Problem description »
Print the listing in its entirety and exactly, leaving out images.

** BEGIN **

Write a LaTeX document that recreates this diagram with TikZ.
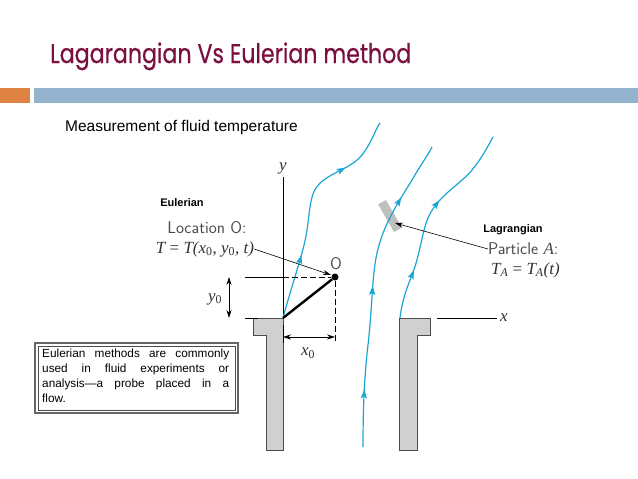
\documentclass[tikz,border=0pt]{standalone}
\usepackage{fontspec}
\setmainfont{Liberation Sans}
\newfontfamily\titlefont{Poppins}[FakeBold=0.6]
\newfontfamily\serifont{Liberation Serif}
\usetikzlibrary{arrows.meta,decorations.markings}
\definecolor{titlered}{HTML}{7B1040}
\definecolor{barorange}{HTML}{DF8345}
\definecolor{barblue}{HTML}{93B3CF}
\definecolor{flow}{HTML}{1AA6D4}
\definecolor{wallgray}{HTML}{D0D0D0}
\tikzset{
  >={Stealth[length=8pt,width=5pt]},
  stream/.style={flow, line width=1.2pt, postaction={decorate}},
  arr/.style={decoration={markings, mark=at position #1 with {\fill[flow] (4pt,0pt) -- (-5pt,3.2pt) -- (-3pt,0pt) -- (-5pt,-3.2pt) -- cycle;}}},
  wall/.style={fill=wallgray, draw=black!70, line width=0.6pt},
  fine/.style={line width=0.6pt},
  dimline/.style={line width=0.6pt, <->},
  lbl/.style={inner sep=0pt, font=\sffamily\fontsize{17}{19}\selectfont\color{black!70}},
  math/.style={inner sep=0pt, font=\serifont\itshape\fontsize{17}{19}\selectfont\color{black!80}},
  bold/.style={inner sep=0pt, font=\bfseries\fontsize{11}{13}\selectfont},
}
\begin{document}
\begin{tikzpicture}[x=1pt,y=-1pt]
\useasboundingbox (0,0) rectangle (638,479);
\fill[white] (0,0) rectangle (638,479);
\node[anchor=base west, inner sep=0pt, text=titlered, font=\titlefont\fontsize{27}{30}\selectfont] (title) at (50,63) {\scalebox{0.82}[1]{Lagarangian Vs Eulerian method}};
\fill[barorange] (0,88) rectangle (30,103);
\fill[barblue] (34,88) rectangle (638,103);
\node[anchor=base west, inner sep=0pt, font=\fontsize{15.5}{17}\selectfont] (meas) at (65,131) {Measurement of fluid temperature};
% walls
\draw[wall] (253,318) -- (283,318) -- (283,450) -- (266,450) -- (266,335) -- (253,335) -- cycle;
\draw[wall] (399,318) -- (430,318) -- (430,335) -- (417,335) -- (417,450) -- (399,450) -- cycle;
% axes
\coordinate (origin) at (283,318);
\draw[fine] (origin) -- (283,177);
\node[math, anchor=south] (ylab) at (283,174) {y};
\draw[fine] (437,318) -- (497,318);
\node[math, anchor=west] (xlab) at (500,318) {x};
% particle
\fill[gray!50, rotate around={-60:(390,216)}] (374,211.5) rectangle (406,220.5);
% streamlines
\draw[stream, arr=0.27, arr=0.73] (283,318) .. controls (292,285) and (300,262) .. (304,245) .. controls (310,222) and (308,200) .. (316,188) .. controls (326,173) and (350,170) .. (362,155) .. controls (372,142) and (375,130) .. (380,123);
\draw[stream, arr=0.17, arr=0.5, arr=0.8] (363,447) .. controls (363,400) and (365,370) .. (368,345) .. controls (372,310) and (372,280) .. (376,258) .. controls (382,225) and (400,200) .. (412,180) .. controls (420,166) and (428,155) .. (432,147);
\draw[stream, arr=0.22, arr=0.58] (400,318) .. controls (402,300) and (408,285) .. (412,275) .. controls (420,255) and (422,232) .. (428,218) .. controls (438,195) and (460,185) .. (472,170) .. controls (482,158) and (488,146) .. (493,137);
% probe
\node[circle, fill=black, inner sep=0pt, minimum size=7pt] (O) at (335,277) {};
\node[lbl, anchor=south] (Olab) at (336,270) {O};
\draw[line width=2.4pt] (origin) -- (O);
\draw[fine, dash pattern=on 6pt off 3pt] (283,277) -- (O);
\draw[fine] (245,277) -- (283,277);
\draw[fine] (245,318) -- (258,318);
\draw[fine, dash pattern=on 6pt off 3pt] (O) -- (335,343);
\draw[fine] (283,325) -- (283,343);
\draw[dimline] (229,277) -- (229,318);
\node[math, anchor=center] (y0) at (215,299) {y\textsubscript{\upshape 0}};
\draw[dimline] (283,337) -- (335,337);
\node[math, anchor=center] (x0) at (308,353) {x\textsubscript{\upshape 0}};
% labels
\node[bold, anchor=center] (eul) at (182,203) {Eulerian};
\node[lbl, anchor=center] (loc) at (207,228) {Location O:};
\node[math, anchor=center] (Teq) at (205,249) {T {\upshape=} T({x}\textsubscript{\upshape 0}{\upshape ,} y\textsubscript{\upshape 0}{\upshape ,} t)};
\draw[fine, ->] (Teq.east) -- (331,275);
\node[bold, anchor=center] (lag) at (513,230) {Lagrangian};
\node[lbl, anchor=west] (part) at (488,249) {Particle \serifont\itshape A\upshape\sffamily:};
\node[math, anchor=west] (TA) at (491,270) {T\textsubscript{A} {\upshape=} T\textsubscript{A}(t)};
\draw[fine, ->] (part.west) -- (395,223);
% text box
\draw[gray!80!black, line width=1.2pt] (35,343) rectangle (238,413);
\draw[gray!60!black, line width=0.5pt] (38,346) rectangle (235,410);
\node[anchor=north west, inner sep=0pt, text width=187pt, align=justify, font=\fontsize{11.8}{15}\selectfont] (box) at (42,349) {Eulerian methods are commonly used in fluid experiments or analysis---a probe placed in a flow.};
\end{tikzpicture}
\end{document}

** END **

Written reply »
Write a LaTeX document that recreates this diagram with TikZ.
\documentclass[tikz,border=0pt]{standalone}
\usepackage{fontspec}
\setmainfont{Liberation Sans}
\newfontfamily\titlefont{Poppins}[FakeBold=0.6]
\newfontfamily\serifont{Liberation Serif}
\usetikzlibrary{arrows.meta,decorations.markings}
\definecolor{titlered}{HTML}{7B1040}
\definecolor{barorange}{HTML}{DF8345}
\definecolor{barblue}{HTML}{93B3CF}
\definecolor{flow}{HTML}{1AA6D4}
\definecolor{wallgray}{HTML}{D0D0D0}
\tikzset{
  >={Stealth[length=8pt,width=5pt]},
  stream/.style={flow, line width=1.2pt, postaction={decorate}},
  arr/.style={decoration={markings, mark=at position #1 with {\fill[flow] (4pt,0pt) -- (-5pt,3.2pt) -- (-3pt,0pt) -- (-5pt,-3.2pt) -- cycle;}}},
  wall/.style={fill=wallgray, draw=black!70, line width=0.6pt},
  fine/.style={line width=0.6pt},
  dimline/.style={line width=0.6pt, <->},
  lbl/.style={inner sep=0pt, font=\sffamily\fontsize{17}{19}\selectfont\color{black!70}},
  math/.style={inner sep=0pt, font=\serifont\itshape\fontsize{17}{19}\selectfont\color{black!80}},
  bold/.style={inner sep=0pt, font=\bfseries\fontsize{11}{13}\selectfont},
}
\begin{document}
\begin{tikzpicture}[x=1pt,y=-1pt]
\useasboundingbox (0,0) rectangle (638,479);
\fill[white] (0,0) rectangle (638,479);
\node[anchor=base west, inner sep=0pt, text=titlered, font=\titlefont\fontsize{27}{30}\selectfont] (title) at (50,63) {\scalebox{0.82}[1]{Lagarangian Vs Eulerian method}};
\fill[barorange] (0,88) rectangle (30,103);
\fill[barblue] (34,88) rectangle (638,103);
\node[anchor=base west, inner sep=0pt, font=\fontsize{15.5}{17}\selectfont] (meas) at (65,131) {Measurement of fluid temperature};
% walls
\draw[wall] (253,318) -- (283,318) -- (283,450) -- (266,450) -- (266,335) -- (253,335) -- cycle;
\draw[wall] (399,318) -- (430,318) -- (430,335) -- (417,335) -- (417,450) -- (399,450) -- cycle;
% axes
\coordinate (origin) at (283,318);
\draw[fine] (origin) -- (283,177);
\node[math, anchor=south] (ylab) at (283,174) {y};
\draw[fine] (437,318) -- (497,318);
\node[math, anchor=west] (xlab) at (500,318) {x};
% particle
\fill[gray!50, rotate around={-60:(390,216)}] (374,211.5) rectangle (406,220.5);
% streamlines
\draw[stream, arr=0.27, arr=0.73] (283,318) .. controls (292,285) and (300,262) .. (304,245) .. controls (310,222) and (308,200) .. (316,188) .. controls (326,173) and (350,170) .. (362,155) .. controls (372,142) and (375,130) .. (380,123);
\draw[stream, arr=0.17, arr=0.5, arr=0.8] (363,447) .. controls (363,400) and (365,370) .. (368,345) .. controls (372,310) and (372,280) .. (376,258) .. controls (382,225) and (400,200) .. (412,180) .. controls (420,166) and (428,155) .. (432,147);
\draw[stream, arr=0.22, arr=0.58] (400,318) .. controls (402,300) and (408,285) .. (412,275) .. controls (420,255) and (422,232) .. (428,218) .. controls (438,195) and (460,185) .. (472,170) .. controls (482,158) and (488,146) .. (493,137);
% probe
\node[circle, fill=black, inner sep=0pt, minimum size=7pt] (O) at (335,277) {};
\node[lbl, anchor=south] (Olab) at (336,270) {O};
\draw[line width=2.4pt] (origin) -- (O);
\draw[fine, dash pattern=on 6pt off 3pt] (283,277) -- (O);
\draw[fine] (245,277) -- (283,277);
\draw[fine] (245,318) -- (258,318);
\draw[fine, dash pattern=on 6pt off 3pt] (O) -- (335,343);
\draw[fine] (283,325) -- (283,343);
\draw[dimline] (229,277) -- (229,318);
\node[math, anchor=center] (y0) at (215,299) {y\textsubscript{\upshape 0}};
\draw[dimline] (283,337) -- (335,337);
\node[math, anchor=center] (x0) at (308,353) {x\textsubscript{\upshape 0}};
% labels
\node[bold, anchor=center] (eul) at (182,203) {Eulerian};
\node[lbl, anchor=center] (loc) at (207,228) {Location O:};
\node[math, anchor=center] (Teq) at (205,249) {T {\upshape=} T({x}\textsubscript{\upshape 0}{\upshape ,} y\textsubscript{\upshape 0}{\upshape ,} t)};
\draw[fine, ->] (Teq.east) -- (331,275);
\node[bold, anchor=center] (lag) at (513,230) {Lagrangian};
\node[lbl, anchor=west] (part) at (488,249) {Particle \serifont\itshape A\upshape\sffamily:};
\node[math, anchor=west] (TA) at (491,270) {T\textsubscript{A} {\upshape=} T\textsubscript{A}(t)};
\draw[fine, ->] (part.west) -- (395,223);
% text box
\draw[gray!80!black, line width=1.2pt] (35,343) rectangle (238,413);
\draw[gray!60!black, line width=0.5pt] (38,346) rectangle (235,410);
\node[anchor=north west, inner sep=0pt, text width=187pt, align=justify, font=\fontsize{11.8}{15}\selectfont] (box) at (42,349) {Eulerian methods are commonly used in fluid experiments or analysis---a probe placed in a flow.};
\end{tikzpicture}
\end{document}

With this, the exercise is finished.